Enhancing robot voice by implementing text-to-speech solutions

A core element of human-robot interaction is verbal communication between humans and robots, for which suitable text-to-speech (TTS) solutions are key. This bachelor thesis gives insights into suitable TTS solutions for a humanoid social robot.

Filip Bosankic, 2021

Bachelor Thesis, Institute for Information Systems, HSW FHNW
Betreuende Dozierende: Vivienne Jia Zhong, Theresa Schmiedel
Keywords: Text-to-speech, TTS solutions, Implementation, Evaluation, Mean opinion score
The Institute for Information Systems of FHNW School of Business possesses several humanoid social robots, such as Pepper, and Joey. These robots use different in-built text-to-speech systems. However, these solutions offer only one voice. This work aims to find a new TTS system, which will offer a better voice for the robot Joey in German language and a male and female voice. The experience of people interacting with Joey could be enhanced by identifying and implementing a more suitable voice.
This bachelor thesis was conducted in three phases. Phase one identifies the most relevant literature and introduces the subject.

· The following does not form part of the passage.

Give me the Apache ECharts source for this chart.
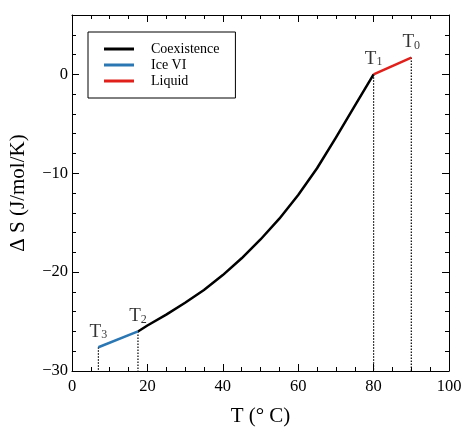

Phase two documents and summarizes requirements for a suitable TTS solution and conducts a market overview of open-source, off-the-shelf TTS solutions to identify the two most suitable solutions through a structured evaluation. In the process, non-suitable solutions were excluded, and the selection for implementation was justified. In the third phase, the two TTS solutions were implemented, tested and evaluated through an online survey (n=53).
The conducted market overview showed that there are only a few German open-source TTS solutions available on the market. Nevertheless, the implementation and perception of the two best identified TTS solutions could be demonstrated. The first implemented solution can generate a male and female voice without additional interfaces or internet connection. The second solution is based on deep learning and fulfills almost all requirements better than all other solutions. However, the TTS solution can only create a male voice and requires a locally running server. Therefore, this TTS solution was not evaluated in the online survey further. As a final result, a male and female created voice with the first implemented TTS solution was evaluated in comparison with the currently used TTS voice of the robot Joey. It can be said that based on the survey results there is yet no open-source, off-the-shelf solution on the market that can generate both male and female voices which are perceived by potential users better than the existing solution used by the robot Joey.